# The task
Return every line below as is, leaving out the pictures.

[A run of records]
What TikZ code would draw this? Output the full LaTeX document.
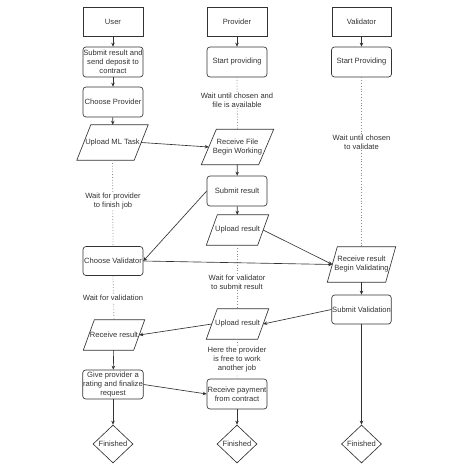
\documentclass[tikz,border=0pt]{standalone}
\usepackage{fontspec}
\setmainfont{Liberation Sans}
\usetikzlibrary{shapes.geometric,arrows.meta}
\begin{document}
\begin{tikzpicture}[x=1pt,y=-1pt, font=\fontsize{7.6}{9}\selectfont,
  box/.style={draw=black!80, line width=0.65pt, minimum width=60pt, minimum height=30pt, inner sep=0.5pt, align=center, text=black!80},
  rbox/.style={box, rounded corners=3pt},
  para/.style={minimum height=30pt, inner sep=0.5pt, align=center, text=black!80},
  fin/.style={shape=diamond, draw=black!80, line width=0.65pt, minimum width=40pt, minimum height=38pt, inner sep=0pt, text=black!80},
  lab/.style={fill=white, inner sep=1pt, align=center, text=black!80},
  arr/.style={draw=black!80, line width=0.65pt, -{Stealth[length=4pt,width=3.5pt]}},
  wait/.style={draw=black!45, line width=0.8pt, dotted},
  outline/.style={draw=black!80, line width=0.65pt}]
\useasboundingbox[fill=white] (0,0) rectangle (474,474);

% headers
\node[box, minimum height=29pt] (user) at (113,21.5) {User};
\node[box, minimum height=29pt] (prov) at (237,21.5) {Provider};
\node[box, minimum height=29pt, minimum width=59pt] (val) at (361.5,21.5) {Validator};

% user column
\node[rbox] (deposit) at (113,62) {Submit result and\\send deposit to\\contract};
\node[rbox] (choosep) at (113,102) {Choose Provider};
\node[para, minimum width=57pt, minimum height=35pt] (mltask) at (112.5,142.5) {Upload ML Task};
\node[rbox, minimum height=29pt] (choosev) at (113,261) {Choose Validator};
\node[para, minimum width=50pt] (recvres) at (114,335) {Receive result};
\node[rbox, minimum height=29pt] (give) at (113,384.5) {Give provider a\\rating and finalize\\request};
\node[fin] (fin1) at (113,444) {Finished};

% provider column
\node[rbox] (startp) at (237,62) {Start providing};
\node[para, minimum width=57pt, minimum height=35pt] (recvfile) at (237.5,147) {Receive File\\Begin Working};
\node[rbox] (subres) at (237,191) {Submit result};
\node[para, minimum width=51pt] (upl1) at (237.5,230) {Upload result};
\node[para, minimum width=51pt] (upl2) at (237.5,324) {Upload result};
\node[rbox] (recvpay) at (237,394) {Receive payment\\from contract};
\node[fin] (fin2) at (237,444) {Finished};

% validator column
\node[rbox] (startv) at (361.5,62) {Start Providing};
\node[para, minimum width=58pt, minimum height=35pt] (recvval) at (361.5,264.5) {Receive result\\Begin Validating};
\node[rbox, minimum height=29pt, minimum width=59pt] (subval) at (361.5,309.5) {Submit Validation};
\node[fin] (fin3) at (361.5,444) {Finished};

% parallelogram outlines
\foreach \n/\s in {mltask/7, recvfile/7.5, upl1/5.5, recvval/5, upl2/5.5, recvres/5.5}
  \draw[outline] ([xshift=\s pt]\n.north west) -- ([xshift=\s pt]\n.north east)
     -- ([xshift=-\s pt]\n.south east) -- ([xshift=-\s pt]\n.south west) -- cycle;

% dotted waits
\draw[wait] (mltask.south) -- (choosev.north);
\draw[wait] (choosev.south) -- (recvres.north);
\draw[wait] (startp.south) -- (recvfile.north);
\draw[wait] (upl1.south) -- (upl2.north);
\draw[wait] (upl2.south) -- (recvpay.north);
\draw[wait] (startv.south) -- (recvval.north);

\node[lab] (l1) at (113,201) {Wait for provider\\to finish job};
\node[lab] (l2) at (113,298) {Wait for validation};
\node[lab] (l3) at (237,100) {Wait until chosen and\\file is available};
\node[lab] (l4) at (237,282) {Wait for validator\\to submit result};
\node[lab] (l5) at (237,360) {Here the provider\\is free to work\\another job};
\node[lab] (l6) at (361.5,142) {Wait until chosen\\to validate};

% vertical arrows
\draw[arr] (user) -- (deposit);
\draw[arr] (deposit) -- (choosep);
\draw[arr] (choosep) -- (mltask);
\draw[arr] (prov) -- (startp);
\draw[arr] (recvfile) -- (subres);
\draw[arr] (subres) -- (upl1);
\draw[arr] (val) -- (startv);
\draw[arr] (recvval) -- (subval);
\draw[arr] (recvres) -- (give);
\draw[arr] (give) -- (fin1);
\draw[arr] (recvpay) -- (fin2);
\draw[arr] (subval) -- (fin3);

% cross arrows
\draw[arr] (mltask.east) -- (recvfile.west);
\draw[arr] (subres.west) -- (choosev.east);
\draw[arr] (upl1.east) -- (recvval.west);
\draw[arr] (choosev.east) -- (recvval.west);
\draw[arr] (subval.west) -- (upl2.east);
\draw[arr] (upl2.west) -- (recvres.east);
\draw[arr] (give.east) -- (recvpay.west);
\end{tikzpicture}
\end{document}
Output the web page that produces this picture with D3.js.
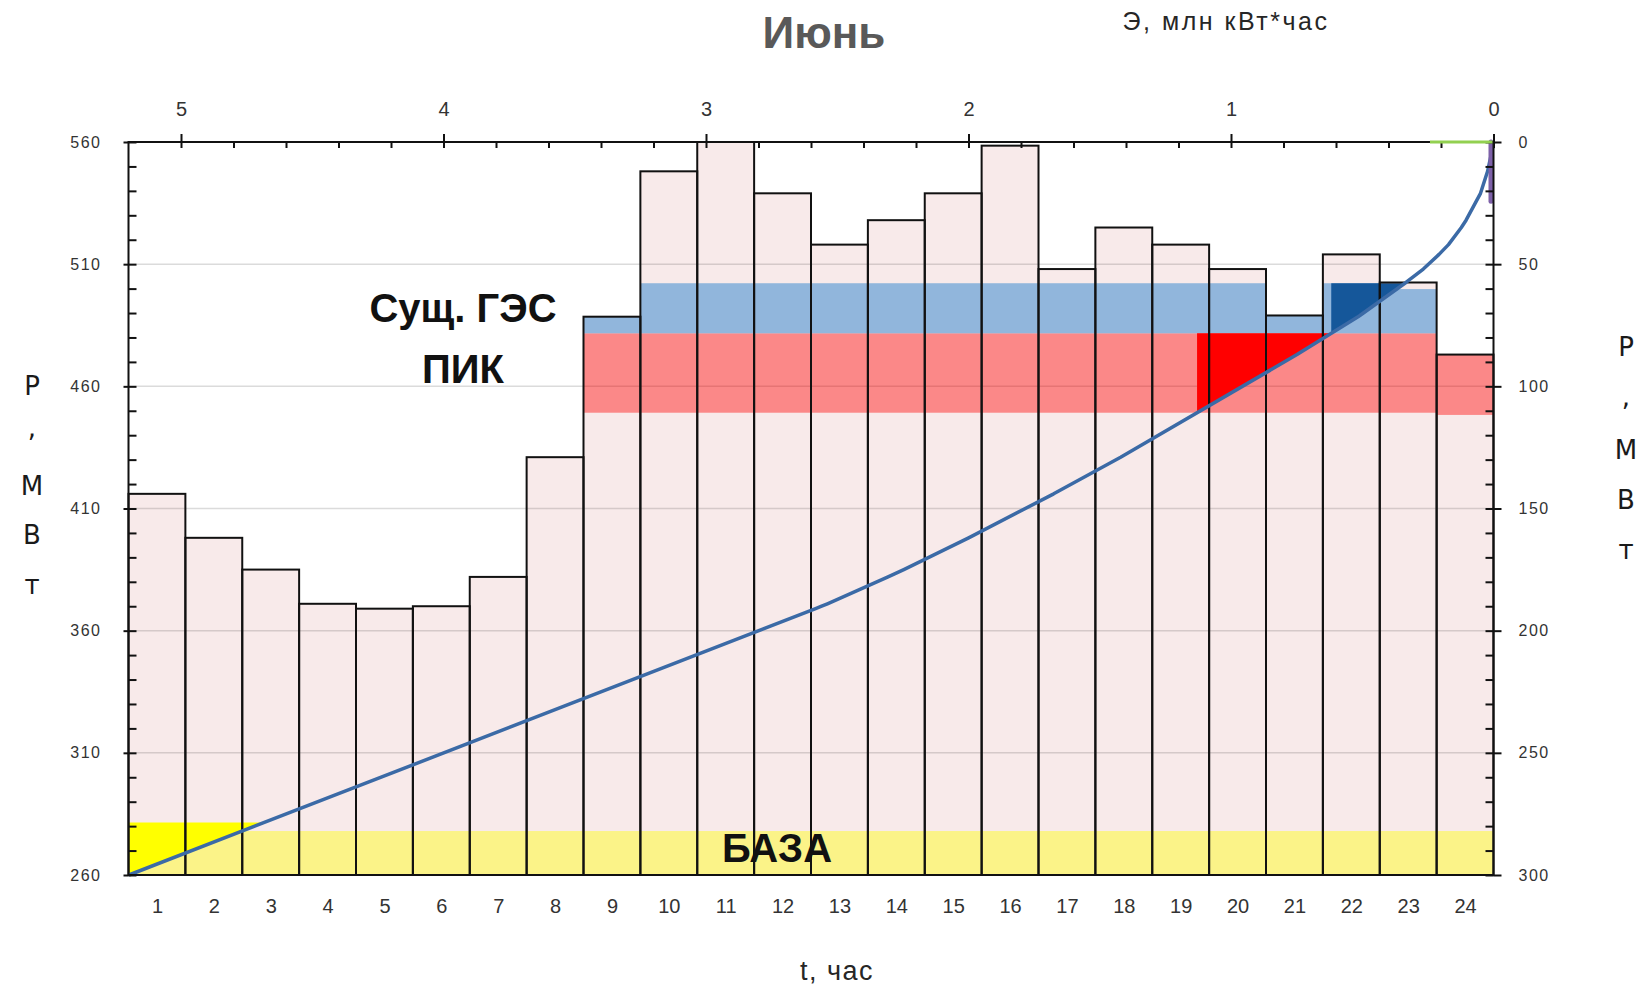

# Exercise result
What TikZ code would draw this? Output the full LaTeX document.
\documentclass[tikz,border=0pt]{standalone}
\usepackage{fontspec}
\setmainfont{Liberation Sans}
\usetikzlibrary{shapes.geometric,arrows.meta}
\begin{document}
\begin{tikzpicture}[x=1pt,y=-1pt, font=\fontsize{7.6}{9}\selectfont,
  box/.style={draw=black!80, line width=0.65pt, minimum width=60pt, minimum height=30pt, inner sep=0.5pt, align=center, text=black!80},
  rbox/.style={box, rounded corners=3pt},
  para/.style={minimum height=30pt, inner sep=0.5pt, align=center, text=black!80},
  fin/.style={shape=diamond, draw=black!80, line width=0.65pt, minimum width=40pt, minimum height=38pt, inner sep=0pt, text=black!80},
  lab/.style={fill=white, inner sep=1pt, align=center, text=black!80},
  arr/.style={draw=black!80, line width=0.65pt, -{Stealth[length=4pt,width=3.5pt]}},
  wait/.style={draw=black!45, line width=0.8pt, dotted},
  outline/.style={draw=black!80, line width=0.65pt}]
\useasboundingbox[fill=white] (0,0) rectangle (474,474);

% headers
\node[box, minimum height=29pt] (user) at (113,21.5) {User};
\node[box, minimum height=29pt] (prov) at (237,21.5) {Provider};
\node[box, minimum height=29pt, minimum width=59pt] (val) at (361.5,21.5) {Validator};

% user column
\node[rbox] (deposit) at (113,62) {Submit result and\\send deposit to\\contract};
\node[rbox] (choosep) at (113,102) {Choose Provider};
\node[para, minimum width=57pt, minimum height=35pt] (mltask) at (112.5,142.5) {Upload ML Task};
\node[rbox, minimum height=29pt] (choosev) at (113,261) {Choose Validator};
\node[para, minimum width=50pt] (recvres) at (114,335) {Receive result};
\node[rbox, minimum height=29pt] (give) at (113,384.5) {Give provider a\\rating and finalize\\request};
\node[fin] (fin1) at (113,444) {Finished};

% provider column
\node[rbox] (startp) at (237,62) {Start providing};
\node[para, minimum width=57pt, minimum height=35pt] (recvfile) at (237.5,147) {Receive File\\Begin Working};
\node[rbox] (subres) at (237,191) {Submit result};
\node[para, minimum width=51pt] (upl1) at (237.5,230) {Upload result};
\node[para, minimum width=51pt] (upl2) at (237.5,324) {Upload result};
\node[rbox] (recvpay) at (237,394) {Receive payment\\from contract};
\node[fin] (fin2) at (237,444) {Finished};

% validator column
\node[rbox] (startv) at (361.5,62) {Start Providing};
\node[para, minimum width=58pt, minimum height=35pt] (recvval) at (361.5,264.5) {Receive result\\Begin Validating};
\node[rbox, minimum height=29pt, minimum width=59pt] (subval) at (361.5,309.5) {Submit Validation};
\node[fin] (fin3) at (361.5,444) {Finished};

% parallelogram outlines
\foreach \n/\s in {mltask/7, recvfile/7.5, upl1/5.5, recvval/5, upl2/5.5, recvres/5.5}
  \draw[outline] ([xshift=\s pt]\n.north west) -- ([xshift=\s pt]\n.north east)
     -- ([xshift=-\s pt]\n.south east) -- ([xshift=-\s pt]\n.south west) -- cycle;

% dotted waits
\draw[wait] (mltask.south) -- (choosev.north);
\draw[wait] (choosev.south) -- (recvres.north);
\draw[wait] (startp.south) -- (recvfile.north);
\draw[wait] (upl1.south) -- (upl2.north);
\draw[wait] (upl2.south) -- (recvpay.north);
\draw[wait] (startv.south) -- (recvval.north);

\node[lab] (l1) at (113,201) {Wait for provider\\to finish job};
\node[lab] (l2) at (113,298) {Wait for validation};
\node[lab] (l3) at (237,100) {Wait until chosen and\\file is available};
\node[lab] (l4) at (237,282) {Wait for validator\\to submit result};
\node[lab] (l5) at (237,360) {Here the provider\\is free to work\\another job};
\node[lab] (l6) at (361.5,142) {Wait until chosen\\to validate};

% vertical arrows
\draw[arr] (user) -- (deposit);
\draw[arr] (deposit) -- (choosep);
\draw[arr] (choosep) -- (mltask);
\draw[arr] (prov) -- (startp);
\draw[arr] (recvfile) -- (subres);
\draw[arr] (subres) -- (upl1);
\draw[arr] (val) -- (startv);
\draw[arr] (recvval) -- (subval);
\draw[arr] (recvres) -- (give);
\draw[arr] (give) -- (fin1);
\draw[arr] (recvpay) -- (fin2);
\draw[arr] (subval) -- (fin3);

% cross arrows
\draw[arr] (mltask.east) -- (recvfile.west);
\draw[arr] (subres.west) -- (choosev.east);
\draw[arr] (upl1.east) -- (recvval.west);
\draw[arr] (choosev.east) -- (recvval.west);
\draw[arr] (subval.west) -- (upl2.east);
\draw[arr] (upl2.west) -- (recvres.east);
\draw[arr] (give.east) -- (recvpay.west);
\end{tikzpicture}
\end{document}
Output the web page that produces this picture with D3.js.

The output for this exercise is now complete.